Boğaziçili Büşra’ya Stanford’dan doktora çalışmaları için tam burs

Boğaziçi Üniversitesi Çeviribilim Bölümü 2019 mezunu Büşra Marşan dünyanın lider yükseköğretim kurumlarından Stanford Üniversitesinin Dilbilim Doktora Programına tam bursla kabul aldı. Başarılı öğrencinin hedefiyse makine öğrenmesi teknolojisinden faydalanarak çeviri ve sanal asistan gibi sistemlerde kullanılan dil modellerini daha etkili hale getirmek.

Boğaziçi Üniversitesi Çeviribilim Bölümü 2020 mezunu Büşra Marşan, Boğaziçi Üniversitesinde dilbilim alanında tamamladığı yüksek lisans eğitiminin ardından akademik çalışmalarına dünyanın en iyi yükseköğretim kurumları arasında gösterilen Stanford Üniversitesinde devam edecek. 

Öğrenim ücretleriyle birlikte aylık olarak verilecek maddi destek gibi birçok imkana sahip kapsamlı tam bursla dilbilim doktora programına kabul almayı başaran Marşan, çeviri ile sanal asistan sistemlerinin mükemmeliyetini, makine öğrenmesi ve yapay zekâ teknolojilerinden faydalanarak daha başarılı hale getirmek için çalışacak. Boğaziçili Büşra akademik çalışmalarını, dünyanın lider üniversitelerine rekabetçi başvuru sürecini ve hedeflerini şöyle anlatıyor:

“STANFORD BENİM ALANIMDA DÜNYADA ÖNCÜ”

Yurtdışında önde gelen üniversiteler başvuru çok yoğun ve rekabetçi bir süreçti ve buna odaklanmam gerekiyordu. Tüm başvurularımı geçen yılın sonbahar-kış aylarında tamamladım ve kasım gibi de cevaplar gelmeye başladı. Birçok üniversiteden kabul aldım ama gönlümde de yer tutan Stanford’ı tercih ettim. Kabul sürecine Boğaziçi Üniversitesi Metin Analitiği ve BiyoBilişim Laboratuvarındaki (TABİLAB) çalışmalarım ile başta tez danışmanlarım Dr. Ümit Atlamaz ve Dr. Ömer Demirok olmak üzere tüm hocalarımın desteğinin çok büyük katkılar sağladığını söyleyebilirim. Bilgisayarlı dilbilim alanında çalışıyorum ve Stanford Üniversitesi bu konudaki gelişmiş merkez ve laboratuvarıyla dünyada öncü. Ayrıca konumuyla Google gibi büyük şirketlere de oldukça yakın. 

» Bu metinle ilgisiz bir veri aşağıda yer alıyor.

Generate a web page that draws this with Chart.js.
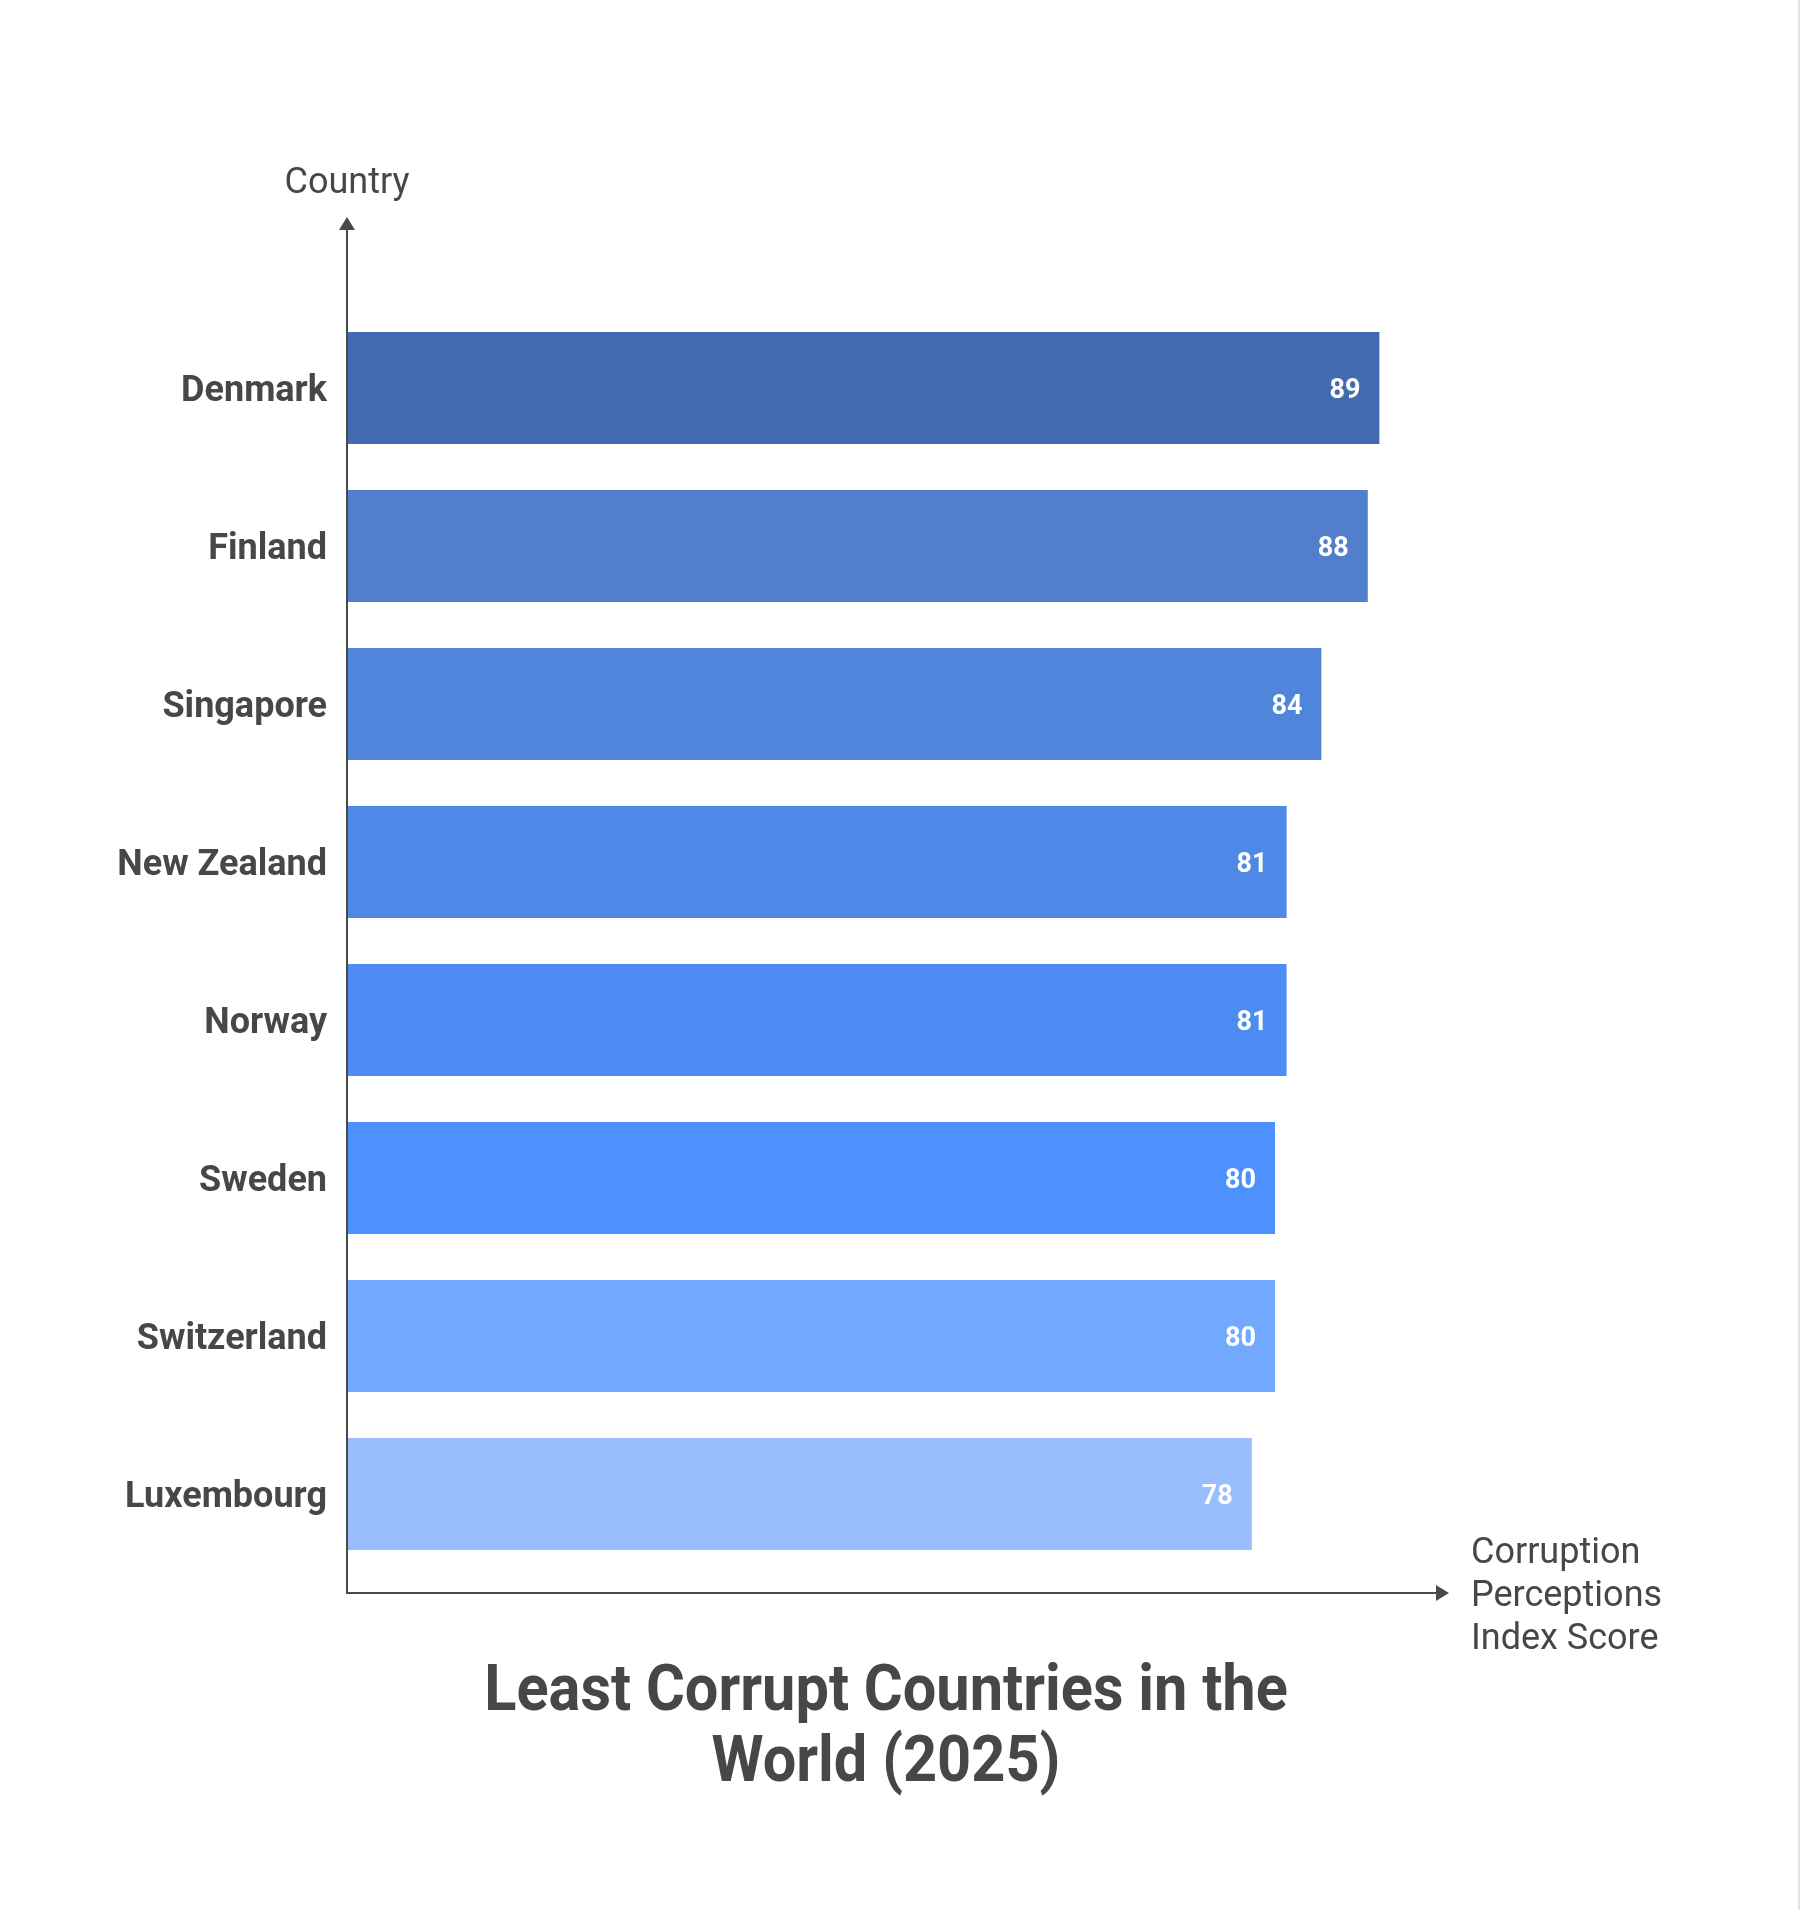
<!DOCTYPE html>
<html>
<head>
<meta charset="utf-8">
<title>Least Corrupt Countries in the World (2025)</title>
<script src="https://cdn.jsdelivr.net/npm/chart.js@4.4.1/dist/chart.umd.min.js"></script>
<style>
  html, body { margin: 0; padding: 0; background: #fff; }
  #wrap { width: 1800px; height: 1910px; }
</style>
</head>
<body>
<div id="wrap"><canvas id="cpi-chart" width="1800" height="1910"></canvas></div>
<script>
// chart data
const countries = ['Denmark', 'Finland', 'Singapore', 'New Zealand', 'Norway', 'Sweden', 'Switzerland', 'Luxembourg'];
const scores = [89, 88, 84, 81, 81, 80, 80, 78];
const barColors = ['#436cb0', '#517fcc', '#4f86dc', '#4e89e8', '#4d8cf3', '#4c91fd', '#72a8fd', '#98befd'];

const chartTitle = ['Least Corrupt Countries in the', 'World (2025)'];
const yAxisTitle = 'Country';
const xAxisTitle = ['Corruption', 'Perceptions', 'Index Score'];

const textColor = '#474747';
const axisColor = '#4a4a4a';

// value labels inside the bar ends
const valueLabels = {
    id: 'valueLabels',
    afterDatasetsDraw(chart) {
        const ctx = chart.ctx;
        const meta = chart.getDatasetMeta(0);
        ctx.save();
        ctx.font = 'bold 27px Roboto';
        ctx.fillStyle = '#ffffff';
        ctx.textAlign = 'right';
        ctx.textBaseline = 'middle';
        meta.data.forEach((bar, i) => {
            ctx.fillText(String(scores[i]), bar.x - 19, bar.y + 3);
        });
        ctx.restore();
    }
};

// axis lines with arrows, axis titles and the main title
const decorations = {
    id: 'decorations',
    afterDraw(chart) {
        const ctx = chart.ctx;
        const area = chart.chartArea;
        const x0 = area.left;
        const yBase = area.bottom + 20;
        const yTop = 217;
        const xEnd = 1449;

        ctx.save();
        ctx.strokeStyle = axisColor;
        ctx.fillStyle = axisColor;
        ctx.lineWidth = 2;

        // y axis
        ctx.beginPath();
        ctx.moveTo(x0, yBase + 1);
        ctx.lineTo(x0, yTop + 10);
        ctx.stroke();
        ctx.beginPath();
        ctx.moveTo(x0, yTop);
        ctx.lineTo(x0 - 8, yTop + 13);
        ctx.lineTo(x0 + 8, yTop + 13);
        ctx.closePath();
        ctx.fill();

        // x axis
        ctx.beginPath();
        ctx.moveTo(x0 - 1, yBase);
        ctx.lineTo(xEnd - 10, yBase);
        ctx.stroke();
        ctx.beginPath();
        ctx.moveTo(xEnd, yBase);
        ctx.lineTo(xEnd - 13, yBase - 8);
        ctx.lineTo(xEnd - 13, yBase + 8);
        ctx.closePath();
        ctx.fill();

        // axis titles
        ctx.fillStyle = textColor;
        ctx.font = '36px Roboto';
        ctx.textAlign = 'center';
        ctx.textBaseline = 'alphabetic';
        ctx.fillText(yAxisTitle, x0, 193);

        ctx.textAlign = 'left';
        ctx.textBaseline = 'middle';
        xAxisTitle.forEach((line, i) => {
            ctx.fillText(line, 1471, yBase - 39 + i * 43);
        });

        // main title (condensed look)
        ctx.font = 'bold 64px Roboto';
        ctx.textAlign = 'center';
        ctx.textBaseline = 'middle';
        chartTitle.forEach((line, i) => {
            ctx.save();
            ctx.translate(886, 1694 + i * 71);
            ctx.scale(0.93, 1);
            ctx.fillText(line, 0, 0);
            ctx.restore();
        });

        // faint frame line on the right edge
        ctx.strokeStyle = '#e2e2e2';
        ctx.lineWidth = 2;
        ctx.beginPath();
        ctx.moveTo(1799, 0);
        ctx.lineTo(1799, chart.height);
        ctx.stroke();
        ctx.restore();
    }
};

const ctx = document.getElementById('cpi-chart').getContext('2d');
new Chart(ctx, {
    type: 'bar',
    data: {
        labels: countries,
        datasets: [{
            label: 'Corruption Perceptions Index Score',
            data: scores,
            backgroundColor: barColors,
            borderWidth: 0,
            categoryPercentage: 1,
            barPercentage: 0.709
        }]
    },
    options: {
        indexAxis: 'y',
        responsive: false,
        animation: false,
        layout: {
            padding: { top: 309, bottom: 337, left: 0, right: 293 }
        },
        scales: {
            x: {
                display: false,
                min: 0,
                max: 100
            },
            y: {
                grid: { display: false, drawTicks: false },
                border: { display: false },
                ticks: {
                    color: textColor,
                    padding: 20,
                    labelOffset: 4,
                    font: { family: 'Roboto', size: 36, weight: 'bold' }
                },
                afterFit(scale) {
                    scale.width = 347;
                }
            }
        },
        plugins: {
            legend: { display: false },
            tooltip: { enabled: false },
            title: { display: false }
        }
    },
    plugins: [valueLabels, decorations]
});
</script>
</body>
</html>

“DİL MODELLERİNİ DAHA DA GELİŞTİRMEK İÇİN ÇALIŞACAĞIM”

Yüksek lisans tezimde anlambilim (semantik) alanına odaklandım. Bazen günlük diyaloglarımızda kullandığımız ifadelerimiz muğlak olabiliyor ve biz bunu insanlar olarak bir şekilde anlayabiliyoruz. Ancak dil modelleri bu konuda henüz bizler kadar başarılı değil. Peki dil modelleri bu düzeye nasıl çıkabilir? Yüksek lisansta bu sorunun cevabını bulmak ve hemen her gün çeviri ile sanal asistan gibi sistemlerde kullandığımız bu dil modellerini daha da geliştirmek için çalıştım. Önümüzdeki eylülde eğitime başlayacağım Stanford Üniversitesinde de bu modellerin performansını yapay zekâ ile makine öğrenmesi teknolojilerinden faydalanarak daha da geliştirmek için çaba harcayacağım. Bunun için Stanford’da bu alanda faaliyetlerini sürdüren ve ortaya koyduğu çalışmalarla dünyaca tanınan Bilgisayarlı Dilbilim Araştırma Laboratuvarında da görev almayı hedefliyorum.

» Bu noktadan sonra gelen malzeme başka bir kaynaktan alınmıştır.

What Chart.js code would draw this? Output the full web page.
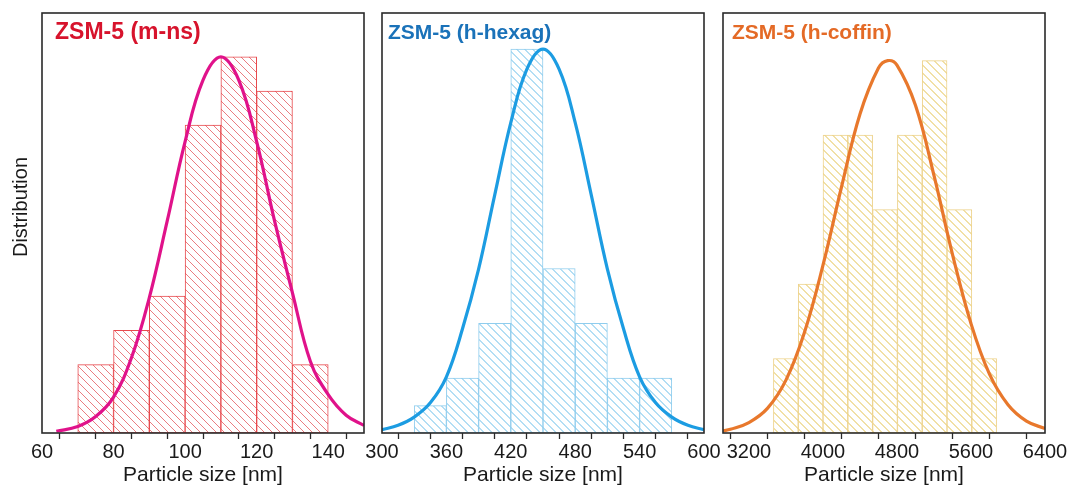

“SEKTÖREL TECRÜBENİN ARDINDAN BOĞAZİÇİ’NE DÖNMEK İSTİYORUM"

Doktora çalışmalarımı tamamladıktan sonra bir süre alanda önde gelen şirketlerde deneyim kazanmak istiyorum. Bu tecrübe bana akademinin yanı sıra sektörleri de yakından görme fırsatı verecek. Bunun ardından Boğaziçi Üniversitesine akademisyen olarak dönmek istiyorum. Üniversitem bana lisans ve yüksek lisans eğitimlerim boyunca sayısız fırsat sundu ve buraya akademisyen olarak dönerek bu borcumu biraz da olsa ödemeyi arzuluyorum. Yeni Boğaziçililerle bilgisayarlı dilbilim alanında ABD’de edindiğim deneyimleri paylaşma düşüncesi beni çok heyecanlandırıyor.